General Electric (NYSE:GE) is the top company in the diversified machinery industry. It recently traded for $18.71 a share, up just over 7% year to date. At that price, the $201.26 billion market cap company is trading at 10.80 times its forward earnings. Over the past 5 years, the company's earnings have fallen by an average of 8% a year, but hopes are a little higher going forward. Analysts expect GE's earnings will increase by an average rate of 13% over the next 5 years. GE also pays a 3.58% dividend yield on a 52.18% payout ratio. Warren Buffett's Berkshire Hathaway (NYSE:BRK.B) is a fan of GE, as is Ken Fisher's Fisher Asset Management and David E. Shaw's D E Shaw.

Illinois Tool Works (NYSE:ITW) is much smaller with a market cap of just $26.92 billion but it manufactures many of the same things GE does. ITW is also positioned similarly. It recently traded at $55.73 a share, which is 12 times its forward earnings and up 21.48% so far this year. Over the past 5 years, ITW's earnings have increased by 8.20% a year on average. Going forward, the consensus is that the company's earnings will increase by 12.26%. ITW also pays a comparable dividend to GE. The company pays a 2.55% dividend yield on a 36.51% payout ratio. In other words, ITW is positioned very much like GE, but GE is still a better choice.

The $20.46 billion market cap rival Cummins (NYSE:CMI) would be a better choice than ITW and roughly on par with GE. CMI is priced at just over $104 a share, which is just 8.88 times its forward earnings. The company's share price has increased 21.36% year to date. CMI's dividend yield is only 1.50% but its payout ratio is just 14.34%. Also, the company's average earnings growth over the past 5 years was 21.88%. Its earnings are expected to continue to grow at a rate of 15.16% a year on average over the next 5 years. Jim Simons' Renaissance Technologies, Ken Griffin's Citadel Investment Group and Donald Chiboucis' Columbus Circle Investors are bullish about CMI.
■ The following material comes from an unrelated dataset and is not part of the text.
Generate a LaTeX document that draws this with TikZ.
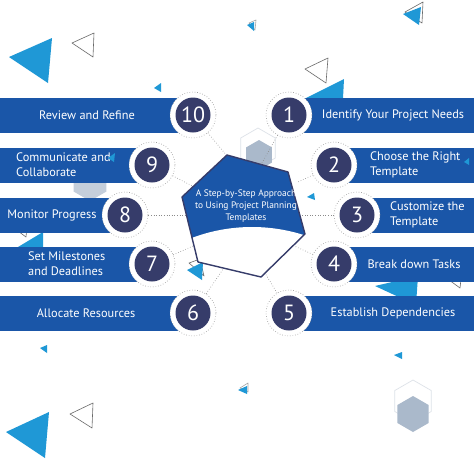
\documentclass[tikz,border=0pt]{standalone}
\usepackage{fontspec}
\setmainfont{PT Sans}
\definecolor{barblue}{HTML}{1A56A8}
\definecolor{navy}{HTML}{363C6A}
\definecolor{tri}{HTML}{1F98D6}
\definecolor{hexgray}{HTML}{AAB9CB}
\definecolor{hexline}{HTML}{DDE2E8}
\definecolor{ringgray}{HTML}{8A8A8A}
\definecolor{outl}{HTML}{6A6A6A}
\begin{document}
\begin{tikzpicture}[x=1pt,y=-1pt,
  bar/.style={rectangle, fill=barblue, draw=none, inner sep=0pt, minimum height=35pt},
  ring/.style={circle, fill=white, draw=ringgray, dotted, line width=0.6pt, minimum size=46pt, inner sep=0pt},
  num/.style={circle, fill=navy, text=white, minimum size=35pt, inner sep=0pt, font=\fontsize{22}{22}\selectfont},
  lbl/.style={text=white, inner sep=0pt, font=\fontsize{12.3}{15}\selectfont},
  conn/.style={draw=ringgray, dotted, line width=0.6pt},
  bluetri/.style={fill=tri, draw=none},
  outtri/.style={draw=outl, line width=0.6pt, fill=none, line join=round},
  hexo/.style={draw=hexline, line width=0.7pt, fill=none},
  hexf/.style={fill=hexgray, draw=none}
]
\useasboundingbox (0,0) rectangle (474,474);
\fill[white] (0,0) rectangle (474,474);

% ---------- background decorations ----------
\fill[bluetri] (9,57) -- (52,38) -- (48,83) -- cycle;
\draw[outtri] (72,43) -- (94,33) -- (93,57) -- cycle;
\draw[outtri, draw=outl!60] (249,23) -- (256,20) -- (255,30) -- cycle;
\fill[bluetri] (247,25) -- (254,22) -- (254,31) -- cycle;
\draw[outtri] (405,12) -- (423,2) -- (422,23) -- cycle;
\fill[bluetri] (403,14) -- (421,7) -- (419,25) -- cycle;
\draw[outtri] (305,69) -- (328,58) -- (326,83) -- cycle;
\fill[bluetri] (306,98) -- (344,79) -- (342,118) -- cycle;
\fill[bluetri] (154,88) -- (161,83) -- (161,92) -- cycle;
\fill[hexgray!70] (90,182) +(90:19pt) -- +(150:19pt) -- +(210:19pt) -- +(270:19pt) -- +(330:19pt) -- +(30:19pt) -- cycle;
\draw[outtri] (10,225) -- (28,215) -- (26,237) -- cycle;
\fill[bluetri] (13,250) -- (43,232) -- (43,262) -- cycle;
\draw[hexo] (258,148) +(90:20pt) -- +(150:20pt) -- +(210:20pt) -- +(270:20pt) -- +(330:20pt) -- +(30:20pt) -- cycle;
\fill[hexf] (259,155) +(90:15pt) -- +(150:15pt) -- +(210:15pt) -- +(270:15pt) -- +(330:15pt) -- +(30:15pt) -- cycle;
\fill[bluetri] (375,286) -- (418,276) -- (416,305) -- cycle;
\draw[outtri] (445,277) -- (462,270) -- (460,288) -- cycle;
\fill[bluetri] (40,348) -- (47,345) -- (47,353) -- cycle;
\fill[bluetri] (394,355) -- (402,352) -- (402,359) -- cycle;
\draw[outtri, draw=outl!60] (240,388) -- (248,383) -- (248,392) -- cycle;
\fill[bluetri] (238,390) -- (247,386) -- (247,394) -- cycle;
\fill[bluetri] (6,432) -- (49,412) -- (45,458) -- cycle;
\draw[outtri] (70,414) -- (93,403) -- (92,428) -- cycle;
\draw[hexo] (413,401) +(90:21pt) -- +(150:21pt) -- +(210:21pt) -- +(270:21pt) -- +(330:21pt) -- +(30:21pt) -- cycle;
\fill[hexf] (413,414) +(90:18pt) -- +(150:18pt) -- +(210:18pt) -- +(270:18pt) -- +(330:18pt) -- +(30:18pt) -- cycle;

% ---------- bars ----------
\node[bar, anchor=west, minimum width=185pt] (bar1) at (289,115) {};
\node[bar, anchor=west, minimum width=140pt] (bar2) at (334,165) {};
\node[bar, anchor=west, minimum width=117pt] (bar3) at (357,215) {};
\node[bar, anchor=west, minimum width=140pt] (bar4) at (334,264) {};
\node[bar, anchor=west, minimum width=185pt] (bar5) at (289,313) {};
\node[bar, anchor=east, minimum width=193pt] (bar10) at (193,115) {};
\node[bar, anchor=east, minimum width=152pt] (bar9) at (152,165) {};
\node[bar, anchor=east, minimum width=125pt] (bar8) at (125,215) {};
\node[bar, anchor=east, minimum width=152pt] (bar7) at (152,264) {};
\node[bar, anchor=east, minimum width=193pt] (bar6) at (193,313) {};

% ---------- bar labels ----------
\node[lbl] (t1) at (393,115) {Identify Your Project Needs};
\node[lbl, anchor=west, align=left] (t2) at (370,165) {Choose the Right\\Template};
\node[lbl, anchor=west, align=left] (t3) at (390,215) {Customize the\\Template};
\node[lbl] (t4) at (414,264) {Break down Tasks};
\node[lbl] (t5) at (393,313) {Establish Dependencies};
\node[lbl] (t10) at (87,115) {Review and Refine};
\node[lbl, anchor=west, align=left] (t9) at (16,165) {Communicate and\\Collaborate};
\node[lbl] (t8) at (52,215) {Monitor Progress};
\node[lbl, anchor=west, align=left] (t7) at (28,264) {Set Milestones\\and Deadlines};
\node[lbl] (t6) at (86,313) {Allocate Resources};

% ---------- hub coordinates ----------
\coordinate (h1) at (227,155);
\coordinate (h2) at (288,172);
\coordinate (h3) at (305,234);
\coordinate (h4) at (261,277);
\coordinate (h5) at (198,262);
\coordinate (h6) at (182,197);
\coordinate (p1) at (258,170);
\coordinate (p2) at (298,182);
\coordinate (p3) at (300,215);
\coordinate (p4) at (292,245);
\coordinate (p5) at (262,268);
\coordinate (p6) at (228,262);
\coordinate (p7) at (200,243);
\coordinate (p8) at (195,215);
\coordinate (p9) at (200,190);
\coordinate (p10) at (232,162);

% ---------- rings ----------
\node[ring] (r1) at (289,115) {};
\node[ring] (r2) at (334,165) {};
\node[ring] (r3) at (357,215) {};
\node[ring] (r4) at (334,264) {};
\node[ring] (r5) at (289,313) {};
\node[ring] (r6) at (193,313) {};
\node[ring] (r7) at (152,264) {};
\node[ring] (r8) at (125,215) {};
\node[ring] (r9) at (152,165) {};
\node[ring] (r10) at (193,115) {};

% ---------- connectors ----------
\foreach \i in {1,...,10} { \draw[conn] (r\i) -- (p\i); }

% ---------- numbers ----------
\node[num] (n1) at (r1) {1};
\node[num] (n2) at (r2) {2};
\node[num] (n3) at (r3) {3};
\node[num] (n4) at (r4) {4};
\node[num] (n5) at (r5) {5};
\node[num] (n6) at (r6) {6};
\node[num] (n7) at (r7) {7};
\node[num] (n8) at (r8) {8};
\node[num] (n9) at (r9) {9};
\node[num] (n10) at (r10) {10};

% ---------- small triangle near hub ----------
\draw[outtri] (189,263) -- (200,259) -- (204,276) -- cycle;
\fill[bluetri] (187,270) -- (203,262) -- (202,280) -- cycle;

% ---------- hub ----------
\fill[barblue] (h1) -- (h2) -- (h3) -- (h4) -- (h5) -- (h6) -- cycle;
\begin{scope}
  \clip (h1) -- (h2) -- (h3) -- (h4) -- (h5) -- (h6) -- cycle;
  \fill[white] (252,397) circle[radius=170pt];
\end{scope}
\draw[navy, line width=1.4pt, line join=round] (h1) -- (h2) -- (h3) -- (h4) -- (h5) -- (h6) -- cycle;
\node[text=white, align=center, inner sep=0pt, font=\fontsize{9.4}{12}\selectfont] (hub) at (246,206)
  {A Step-by-Step Approach\\to Using Project Planning\\Templates};

% ---------- foreground small triangles ----------
\fill[bluetri] (108,158) -- (115,153) -- (114,162) -- cycle;
\fill[bluetri] (464,162) -- (469,158) -- (469,165) -- cycle;
\fill[bluetri] (307,197) -- (314,193) -- (315,200) -- cycle;
\end{tikzpicture}
\end{document}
Dover (NYSE:DOV) is another competitor in this industry, albeit a much smaller one. It has a market cap of $10.80 billion and recently traded at $58.47 a share, up 1.78% so far this year. DOV also pays a dividend of 2.14% on a payout ratio of 26%. The company's earnings have grown by 9.10% a year on average over the past 5 years. Going forward, analysts say the company's earnings will increase by an average of 11.13% a year for the next 5 years. At its current price, DOV is trading at 10.63 times its forward earnings.

Disclosure: I have no positions in any stocks mentioned, and no plans to initiate any positions within the next 72 hours.